We seem to have succeeded in creating a good environment, because many founders have told us that the first ten weeks of Y Combinator were the most productive period of their lives.

We try to interfere as little as possible in the startups we fund. We don’t take board seats or many of the other powers investors sometimes require. We offer lots of advice, but we can’t force anyone to take it. We realize that independence is one of the reasons people want to start startups in the first place. And frankly, it’s also one of the reasons startups succeed. Investors who try to control the companies they fund often end up destroying them.

One concrete consequence is that Y Combinator funding lets you sell early, if you want to. It can sometimes make sense to sell yourself when you’re small for a few million, rather than take more funding and roll the dice again.
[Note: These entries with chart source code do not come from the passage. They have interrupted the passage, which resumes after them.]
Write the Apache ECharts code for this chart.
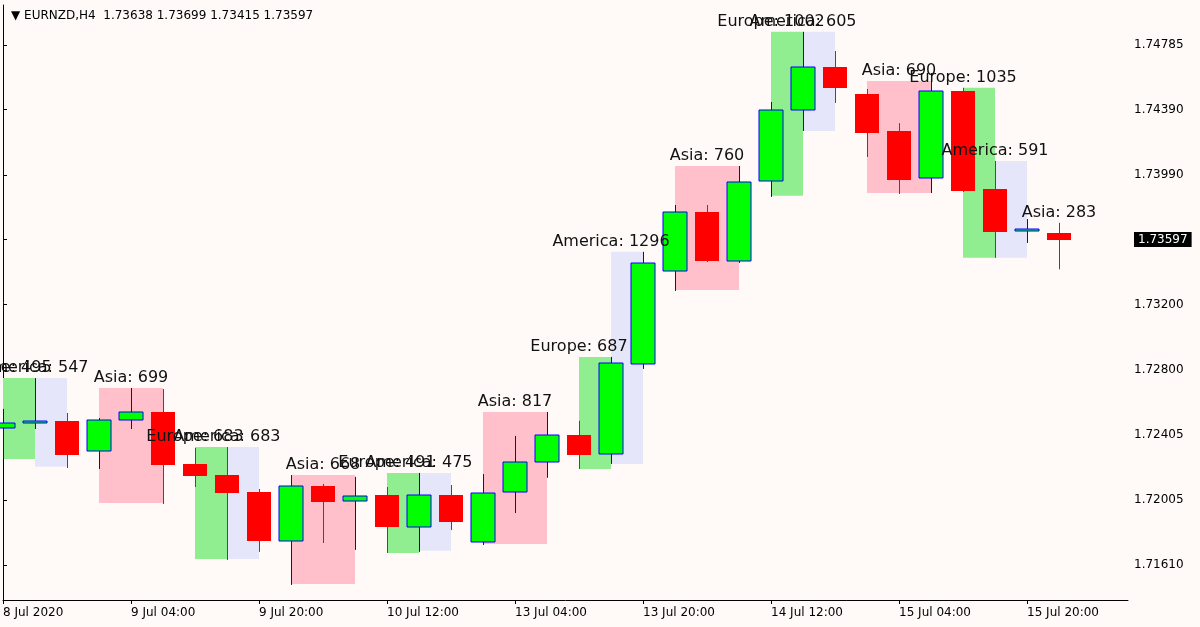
<!DOCTYPE html>
<html><head><meta charset="utf-8">
<script src="https://cdn.jsdelivr.net/npm/echarts@6/dist/echarts.min.js"></script>
<style>html,body{margin:0;padding:0;background:#fffaf8}#c{width:1200px;height:627px}</style>
</head><body><div id="c"></div>
<script>
// OHLC per H4 bar (index 0 = 8 Jul 2020 12:00)
var opens  = [1.72446,1.72477,1.72490,1.72306,1.72495,1.72544,1.72227,1.72159,1.72056,1.71756,1.72092,1.72001,1.72038,1.71842,1.72038,1.71750,1.72056,1.72238,1.72404,1.72288,1.72837,1.73405,1.73766,1.73466,1.73954,1.74388,1.74650,1.74486,1.74260,1.73973,1.74504,1.73906,1.73649,1.73638];
var highs  = [1.72563,1.72751,1.72538,1.72507,1.72691,1.72684,1.72324,1.72330,1.72074,1.72159,1.72105,1.72148,1.72086,1.72172,1.72098,1.72165,1.72398,1.72544,1.72490,1.72880,1.73522,1.73808,1.73808,1.74046,1.74437,1.74865,1.74748,1.74516,1.74308,1.74571,1.74523,1.74077,1.73722,1.73699];
var lows   = [1.72257,1.72440,1.72202,1.72196,1.72440,1.71982,1.72086,1.71640,1.71690,1.71488,1.71744,1.71702,1.71683,1.71690,1.71823,1.71732,1.71927,1.72142,1.72196,1.72227,1.72807,1.73283,1.73460,1.73454,1.73857,1.74260,1.74431,1.74101,1.73875,1.73881,1.73887,1.73485,1.73576,1.73415];
var closes = [1.72477,1.72490,1.72282,1.72495,1.72544,1.72221,1.72153,1.72050,1.71756,1.72092,1.71994,1.72031,1.71842,1.72038,1.71873,1.72050,1.72238,1.72404,1.72282,1.72843,1.73454,1.73766,1.73466,1.73949,1.74388,1.74650,1.74523,1.74248,1.73960,1.74504,1.73893,1.73643,1.73662,1.73597];

// sessions
var sessNames = ['Europe','America','Asia','Europe','America','Asia','Europe','America','Asia','Europe','America','Asia','Europe','America','Asia','Europe','America','Asia'];
var sessPips  = [495,547,699,683,683,668,491,475,817,687,1296,760,1002,605,690,1035,591,283];
var sessStart = [0,1,3,6,7,9,12,13,15,18,19,21,24,25,27,30,31,33];
var sessEnd   = [1,2,5,7,8,11,13,14,17,19,20,23,25,26,29,31,32,33];
var sessHigh  = [1.72751,1.72751,1.72691,1.72330,1.72330,1.72159,1.72172,1.72172,1.72544,1.72880,1.73522,1.74046,1.74865,1.74865,1.74565,1.74523,1.74077,1.73699];
var sessLow   = [1.72257,1.72209,1.71988,1.71646,1.71646,1.71494,1.71683,1.71696,1.71738,1.72196,1.72227,1.73289,1.73864,1.74260,1.73881,1.73485,1.73485,1.73415];

var timeTicks  = [0,4,8,12,16,20,24,28,32];
var timeLabels = ['8 Jul 2020','9 Jul 04:00','9 Jul 20:00','10 Jul 12:00','13 Jul 04:00','13 Jul 20:00','14 Jul 12:00','15 Jul 04:00','15 Jul 20:00'];
var priceTicks = [1.71610,1.72005,1.72405,1.72800,1.73200,1.73597,1.73990,1.74390,1.74785];
var currentPrice = 1.73597;
var header = 'EURNZD,H4  1.73638 1.73699 1.73415 1.73597';

var sessColor = {Asia:'#ffc0cb', Europe:'#90ee90', America:'#e6e6fa'};

var candleData = opens.map(function(o,i){return [i,o,highs[i],lows[i],closes[i]];});
var boxData = sessNames.map(function(n,i){return [sessStart[i],sessEnd[i],sessHigh[i],sessLow[i],i];});

var chart = echarts.init(document.getElementById('c'),null,{renderer:'canvas'});
chart.setOption({
  backgroundColor:'#fffaf8',
  animation:false,
  title:{text:'\u25BC '+header,left:6,top:5,textStyle:{fontFamily:'DejaVu Sans',fontSize:12,fontWeight:'normal',color:'#000'}},
  grid:{left:3,right:72,top:5,bottom:27},
  xAxis:{type:'value',min:0,max:35.156,
    axisLine:{show:true,onZero:false,lineStyle:{color:'#000'}},
    splitLine:{show:false},
    axisTick:{show:true,customValues:timeTicks,length:4,lineStyle:{color:'#000'}},
    axisLabel:{customValues:timeTicks,align:'left',margin:7,fontFamily:'DejaVu Sans',fontSize:12,color:'#000',
      formatter:function(v){var k=timeTicks.indexOf(Math.round(v));return k>=0?timeLabels[k]:'';}}
  },
  yAxis:{type:'value',position:'right',min:1.71396,max:1.75029,scale:true,
    axisLine:{show:true,lineStyle:{color:'#000'}},
    splitLine:{show:false},
    axisTick:{show:true,customValues:priceTicks,length:4,lineStyle:{color:'#000'}},
    axisLabel:{customValues:priceTicks,margin:6,fontFamily:'DejaVu Sans',fontSize:12,color:'#000',
      formatter:function(v){var s=v.toFixed(5);return Math.abs(v-currentPrice)<1e-6?'{cur|'+s+'}':s;},
      rich:{cur:{backgroundColor:'#000',color:'#fff',fontFamily:'DejaVu Sans',fontSize:12,padding:[2,4,1,4]}}}
  },
  series:[
    {type:'custom',name:'sessions',z:1,data:boxData,encode:{x:[0,1],y:[2,3]},
      renderItem:function(p,api){
        var a=api.coord([api.value(0),api.value(2)]),b=api.coord([api.value(1),api.value(3)]);
        var n=sessNames[api.value(4)];
        if(b[0]-a[0]<1) return null;
        return {type:'rect',shape:{x:a[0],y:a[1],width:b[0]-a[0],height:b[1]-a[1]},style:{fill:sessColor[n]}};
      }},
    {type:'custom',name:'candles',z:2,data:candleData,encode:{x:0,y:[1,2,3,4]},
      renderItem:function(p,api){
        var i=api.value(0),o=api.value(1),h=api.value(2),l=api.value(3),c=api.value(4);
        var bull=c>=o, w=api.size([1,0])[0]*0.75;
        var ph=api.coord([i,h]),pl=api.coord([i,l]),po=api.coord([i,o]),pc=api.coord([i,c]);
        var x=Math.round(ph[0])+0.5, top=Math.min(po[1],pc[1]), bh=Math.max(Math.abs(po[1]-pc[1]),2);
        var col=bull?'#0000ff':'#ff0000';
        return {type:'group',children:[
          {type:'line',shape:{x1:x,y1:ph[1],x2:x,y2:pl[1]},style:{stroke:col,lineWidth:1}},
          {type:'rect',shape:{x:Math.round(x-w/2),y:Math.round(top),width:Math.round(w),height:Math.round(bh)},
            style:bull?{fill:'#00ff00',stroke:'#0000ff',lineWidth:1}:{fill:'#ff0000'}}
        ]};
      }},
    {type:'custom',name:'labels',z:3,clip:false,data:boxData,encode:{x:[0,1],y:[2,3]},
      renderItem:function(p,api){
        var k=api.value(4), n=sessNames[k];
        var a=api.coord([api.value(0),api.value(2)]),b=api.coord([api.value(1),api.value(3)]);
        var cx = n==='Asia' ? (a[0]+b[0])/2 : a[0];
        return {type:'text',x:cx,y:a[1]-2,
          style:{text:n+': '+sessPips[k],textAlign:'center',textVerticalAlign:'bottom',
            font:'16px "DejaVu Sans", sans-serif',fill:'#111'}};
      }}
  ]
});
</script></body></html>
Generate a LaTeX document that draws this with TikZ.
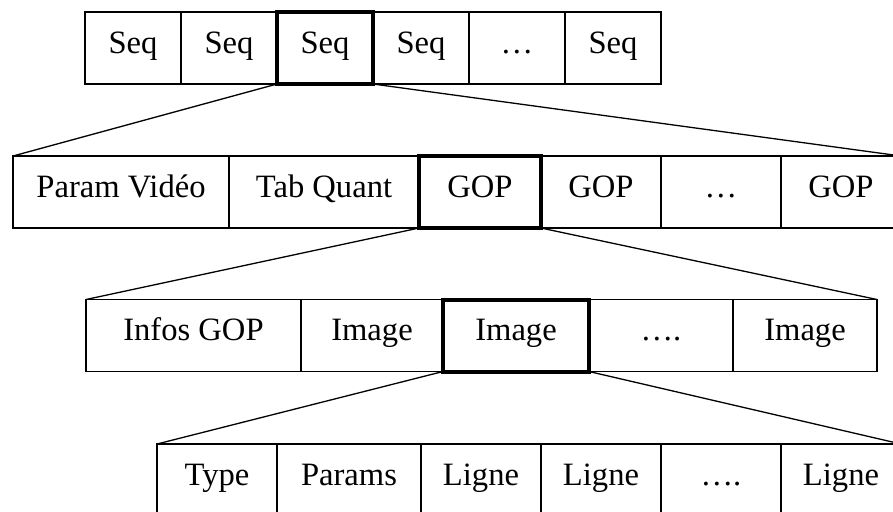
\documentclass[tikz,border=0pt]{standalone}
\usepackage{fontspec}
\setmainfont{Liberation Serif}
\begin{document}
\begin{tikzpicture}[x=0.5pt,y=-0.5pt,
  cell/.style={draw, line width=0.65pt, inner sep=0pt, outer sep=0pt,
    minimum height=36pt, text height=12pt, text depth=7pt,
    font=\fontsize{16.3}{19}\selectfont},
  sel/.style={cell, line width=2pt},
  link/.style={line width=0.65pt}]
\useasboundingbox (0,0) rectangle (893,511);
\clip (0,0) rectangle (893,511);
% Row 1
\node[cell, minimum width=48pt] (s1) at (133,48) {Seq};
\node[cell, minimum width=48pt] (s2) at (229,48) {Seq};
\node[cell, minimum width=48pt] (s4) at (421,48) {Seq};
\node[cell, minimum width=48pt] (s5) at (517,48) {…};
\node[cell, minimum width=48pt] (s6) at (613,48) {Seq};
\node[sel, minimum width=48pt] (s3) at (325,48) {Seq};
% Row 2
\node[cell, minimum width=108pt] (p1) at (121,192) {Param Vidéo};
\node[cell, minimum width=95pt] (p2) at (324,192) {Tab Quant};
\node[cell, minimum width=60pt] (p4) at (601,192) {GOP};
\node[cell, minimum width=60pt] (p5) at (721,192) {…};
\node[cell, minimum width=60pt] (p6) at (841,192) {GOP};
\node[sel, minimum width=61pt] (p3) at (480,192) {GOP};
% Row 3
\node[cell, minimum width=107.5pt] (g1) at (193.5,335.5) {Infos GOP};
\node[cell, minimum width=71pt] (g2) at (372,335.5) {Image};
\node[cell, minimum width=72pt] (g4) at (661,335.5) {….};
\node[cell, minimum width=72pt] (g5) at (805,335.5) {Image};
\node[sel, minimum width=73pt] (g3) at (516,335.5) {Image};
% Row 4
\node[cell, minimum width=60pt] (i1) at (217,480) {Type};
\node[cell, minimum width=72pt] (i2) at (349,480) {Params};
\node[cell, minimum width=60pt] (i3) at (481,480) {Ligne};
\node[cell, minimum width=60pt] (i4) at (601,480) {Ligne};
\node[cell, minimum width=60pt] (i5) at (721,480) {….};
\node[cell, minimum width=60pt] (i6) at (841,480) {Ligne};
% Connectors
\draw[link] (s3.south west) -- (p1.north west);
\draw[link] (s3.south east) -- (p6.north east);
\draw[link] (p3.south west) -- (g1.north west);
\draw[link] (p3.south east) -- (g5.north east);
\draw[link] (g3.south west) -- (i1.north west);
\draw[link] (g3.south east) -- (i6.north east);
\end{tikzpicture}
\end{document}
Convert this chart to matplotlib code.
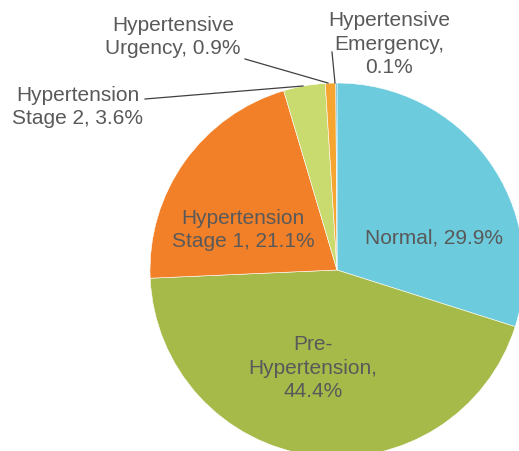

If you take a large amount of money from an investor, you usually give up this option. But we realize (having been there) that an early offer from an acquirer can be very tempting for a group of young hackers. So if you want to sell early, that’s ok with us. We’d make more if you went for an IPO, but we’re not going to force anyone to do anything they don’t want to.

Why are we so flexible? Not (just) because we’re nice people. We realize that, as it gets cheaper to start a company, the balance of power is shifting from investors to hackers. We think the way of the future is simply to offer hackers the best possible deal.

Our goal is to be the preferred source of seed funding, and to be that we have to do right by everyone. The good hackers all know one another, so if the groups we fund feel they’re getting a bad deal, no one will want funding from us in the future. And later stage investors (especially VCs) also tend to know one another, so if the companies we seed end up being broken in any way, no one will want to invest in them in the future.

So far we seem to be on track, because both the startups we’ve funded and their next round of investors seem happy with us.